Not wanting to tarnish my reputation as someone who loves to cook, I felt like I had to have the most delicious, most talked-about, most quickly devoured dish on the table.
I would scour Pinterest and magazines for innovative recipes, and spend lots of time and money whipping up seafood dips, exotic cheese balls or delicate phyllo-wrapped concoctions.
There were also times when I ran to the store en route to a party, grabbed some Tostitos and salsa, and stealthily dropped the grocery bag on the host’s table before darting away in shame.
These days, I’m aiming for the middle ground.
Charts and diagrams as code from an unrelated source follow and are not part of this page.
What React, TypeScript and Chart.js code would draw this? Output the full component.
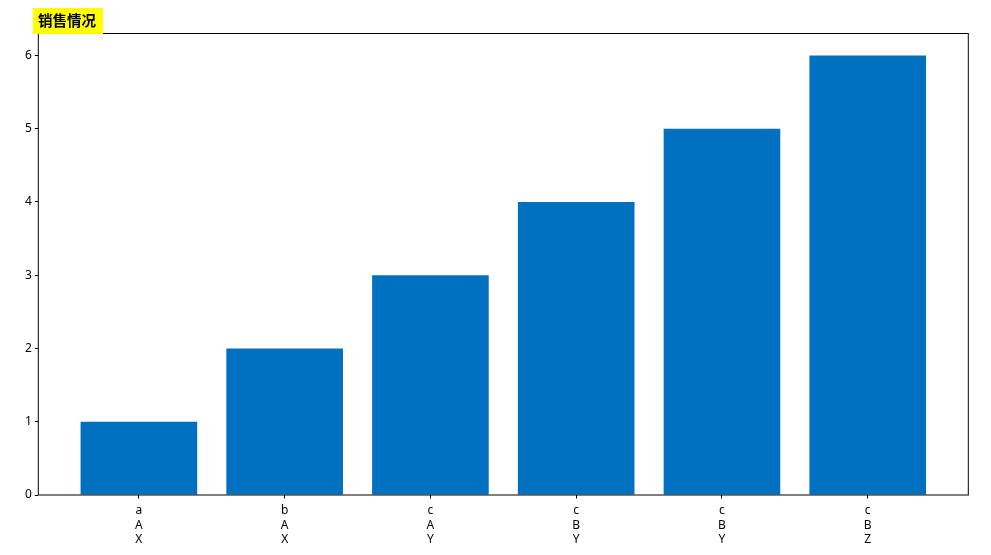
import React, { useEffect, useRef } from 'react';
import { Chart, registerables } from 'chart.js';

Chart.register(...registerables);

// categories are three levels deep, one array per level
const level1 = ['a', 'b', 'c', 'c', 'c', 'c'];
const level2 = ['A', 'A', 'A', 'B', 'B', 'B'];
const level3 = ['X', 'X', 'Y', 'Y', 'Y', 'Z'];
const sales = [1, 2, 3, 4, 5, 6];
const yTicks = [0, 1, 2, 3, 4, 5, 6];
const chartTitle = '销售情况';

// frame around the plot and the yellow title box
const framePlugin = {
  id: 'frameAndTitle',
  afterDraw(chart: Chart) {
    const { ctx, chartArea } = chart;
    ctx.save();
    ctx.strokeStyle = '#000';
    ctx.lineWidth = 1;
    ctx.strokeRect(chartArea.left, chartArea.top, chartArea.right - chartArea.left, chartArea.bottom - chartArea.top);

    ctx.fillStyle = '#ffff00';
    ctx.fillRect(33, 8, 70, 26);
    ctx.fillStyle = '#000';
    ctx.font = "bold 14.5px 'Noto Sans CJK SC', sans-serif";
    ctx.textBaseline = 'middle';
    ctx.textAlign = 'left';
    ctx.fillText(chartTitle, 38, 20.5);
    ctx.restore();
  }
};

export default function App() {
  const canvasRef = useRef<HTMLCanvasElement>(null);
  const chartRef = useRef<Chart | null>(null);

  useEffect(() => {
    document.body.style.margin = '0';
    const canvas = canvasRef.current;
    if (!canvas) return;
    if (chartRef.current) chartRef.current.destroy();

    const tickFont = { family: "'Noto Sans', 'DejaVu Sans', sans-serif", size: 12, lineHeight: 1.2 };

    chartRef.current = new Chart(canvas, {
      type: 'bar',
      data: {
        datasets: [
          {
            label: chartTitle,
            data: sales.map((v, i) => ({ x: i, y: v })),
            backgroundColor: '#0070C0',
            borderWidth: 0,
            barPercentage: 0.8,
            categoryPercentage: 1
          }
        ]
      },
      options: {
        animation: false,
        responsive: true,
        maintainAspectRatio: false,
        layout: { padding: { left: 0, top: 33.5, right: 22.7, bottom: 0 } },
        plugins: {
          legend: { display: false },
          title: { display: false },
          tooltip: { enabled: false }
        },
        scales: {
          x: {
            type: 'linear',
            offset: false,
            min: -0.69,
            max: 5.69,
            afterBuildTicks: (axis: any) => {
              axis.ticks = level1.map((_, i) => ({ value: i }));
            },
            afterFit: (axis: any) => {
              axis.height = 60;
            },
            grid: { display: true, offset: false, drawOnChartArea: false, drawTicks: true, tickLength: 3.5, color: '#000' },
            border: { display: false },
            ticks: {
              color: '#000',
              font: tickFont,
              padding: 5,
              maxRotation: 0,
              autoSkip: false,
              callback: (value: any) => {
                const i = Math.round(Number(value));
                return [level1[i], level2[i], level3[i]];
              }
            }
          },
          y: {
            min: 0,
            max: 6.3,
            afterBuildTicks: (axis: any) => {
              axis.ticks = yTicks.map(v => ({ value: v }));
            },
            afterFit: (axis: any) => {
              axis.width = 38.3;
            },
            grid: { display: true, drawOnChartArea: false, drawTicks: true, tickLength: 3.5, color: '#000' },
            border: { display: false },
            ticks: {
              color: '#000',
              font: tickFont,
              padding: 3
            }
          }
        }
      },
      plugins: [framePlugin]
    });

    return () => {
      if (chartRef.current) {
        chartRef.current.destroy();
        chartRef.current = null;
      }
    };
  }, []);

  return (
    <div style={{ position: 'relative', width: 991, height: 555 }}>
      <canvas ref={canvasRef} />
    </div>
  );
}
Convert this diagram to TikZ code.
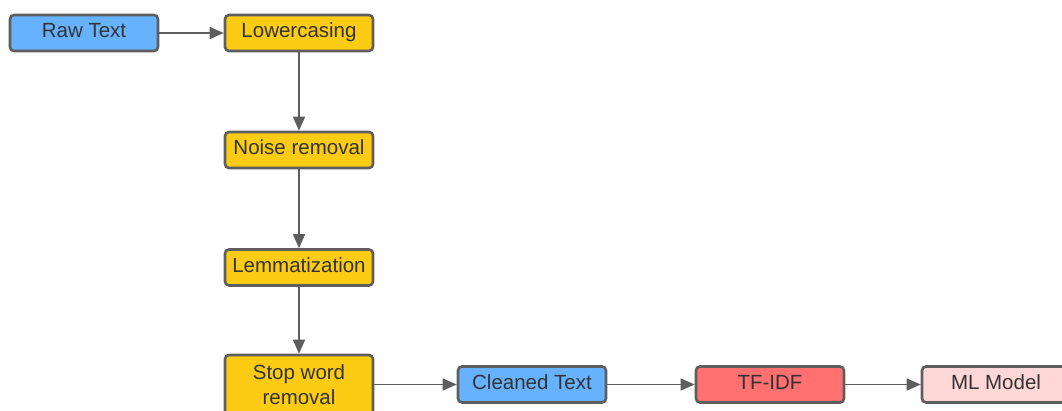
\documentclass[tikz,border=0pt]{standalone}
\usepackage{fontspec}
\setmainfont{Liberation Sans}
\usetikzlibrary{arrows.meta}
\definecolor{bl}{HTML}{66B2FF}
\definecolor{yl}{HTML}{FCCB14}
\definecolor{rd}{HTML}{FF7070}
\definecolor{pk}{HTML}{FFD7D7}
\definecolor{bd}{HTML}{5E5E5E}
\definecolor{tx}{HTML}{333333}
\begin{document}
\begin{tikzpicture}[x=1pt,y=-1pt,
 box/.style={draw=bd, line width=2.6pt, rounded corners=4pt, minimum width=148pt, minimum height=36pt, inner sep=0pt, text=tx, font=\fontsize{20.5}{25}\selectfont, align=center},
 one/.style={text height=13pt, text depth=4pt},
 arr/.style={draw=bd, line width=1.6pt, -{Triangle[length=14pt,width=12pt]}}]
\useasboundingbox (0,0) rectangle (1062,410);
\node[box, one, fill=bl] (raw) at (84,33) {Raw Text};
\node[box, one, fill=yl] (low) at (299,33) {Lowercasing};
\node[box, one, fill=yl] (noise) at (299,150) {Noise removal};
\node[box, one, fill=yl] (lem) at (299,267.5) {Lemmatization};
\node[box, fill=yl, minimum height=60pt] (stop) at (299,385) {Stop word\\removal};
\node[box, one, fill=bl] (clean) at (532,384.5) {Cleaned Text};
\node[box, one, fill=rd] (tfidf) at (770,384.5) {TF-IDF};
\node[box, one, fill=pk] (ml) at (996,384.5) {ML Model};
\draw[arr] (raw) -- (low);
\draw[arr] (low) -- (noise);
\draw[arr] (noise) -- (lem);
\draw[arr] (lem) -- (stop);
\draw[arr] (stop.east |- clean) -- (clean);
\draw[arr] (clean) -- (tfidf);
\draw[arr] (tfidf) -- (ml);
\end{tikzpicture}
\end{document}
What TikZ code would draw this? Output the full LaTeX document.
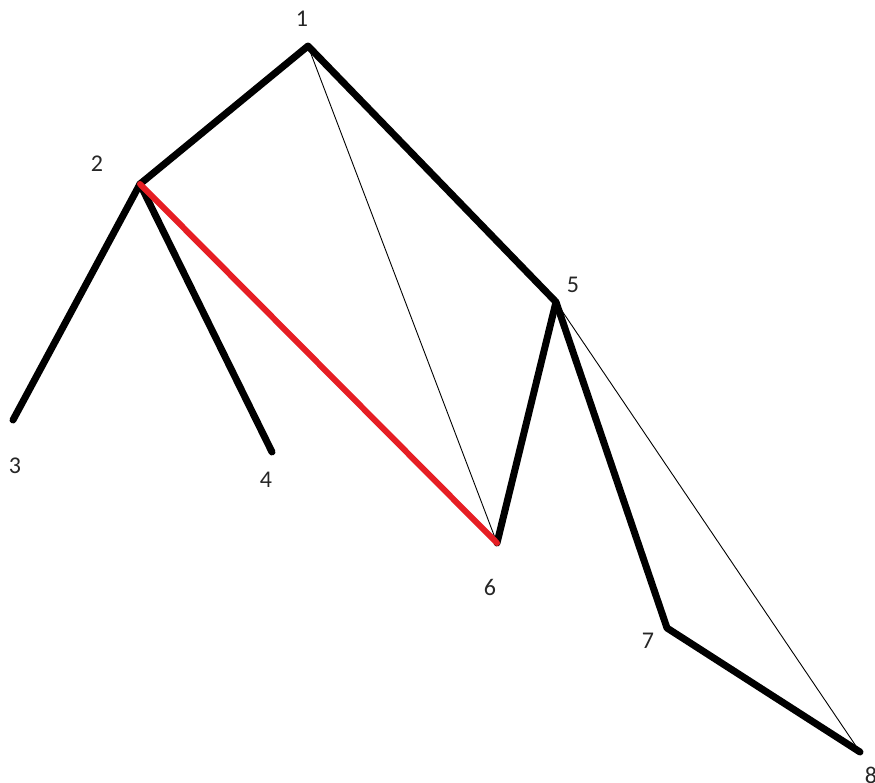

My current favorite is the tried and true veggie platter (crudite if you’re fancy). I know, I know…it’s so old fashioned and unoriginal and lame. But here’s the thing — it always gets eaten.
Why it’s worth it to make a homemade veggie tray:
A big part of what’s given the veggie tray its bad reputation is the depressing state of most pre-made store bought versions. They tend to contain limp, browning vegetables, and a bunch of stuff nobody really wants to eat (I’m looking at you, celery!)
The nice thing about making your own tray is that not only will it look better and taste better than one you can buy, but you can also customize it with vegetables people truly like.
Carrots are almost always the favorite and the first to disappear, so I include a lot of those. I know many people don’t like radishes, but I love them so I put them on my trays to be selfish.
It’s really worth the extra effort to do the peeling and/or chopping yourself, and it takes a lot less time than you probably think it does.
Challenge: If you think it seems like a big waste of time to peel and chop real carrots instead of buying the bagged baby ones, I beg you to do a taste test between a baby carrot and a freshly peeled and cut carrot. I promise the whole carrot is crunchier and tastes SOOOOO much better.
Best veggies for a simple veggie tray:
- Grape tomatoes
- Sliced bell peppers
If you want to go the extra mile, you could add mini pickles, olives, edamame, zucchini, snap peas, green beans, or anything else you like that’s in season.
Best dips for a simple veggie tray:
- Ranch dip
A hand cut vegetable platter is pretty, healthy, and simple. I feel good serving it to guests or taking it to an event, even if I’m crossing my fingers that someone else took the time to make buffalo chicken dip.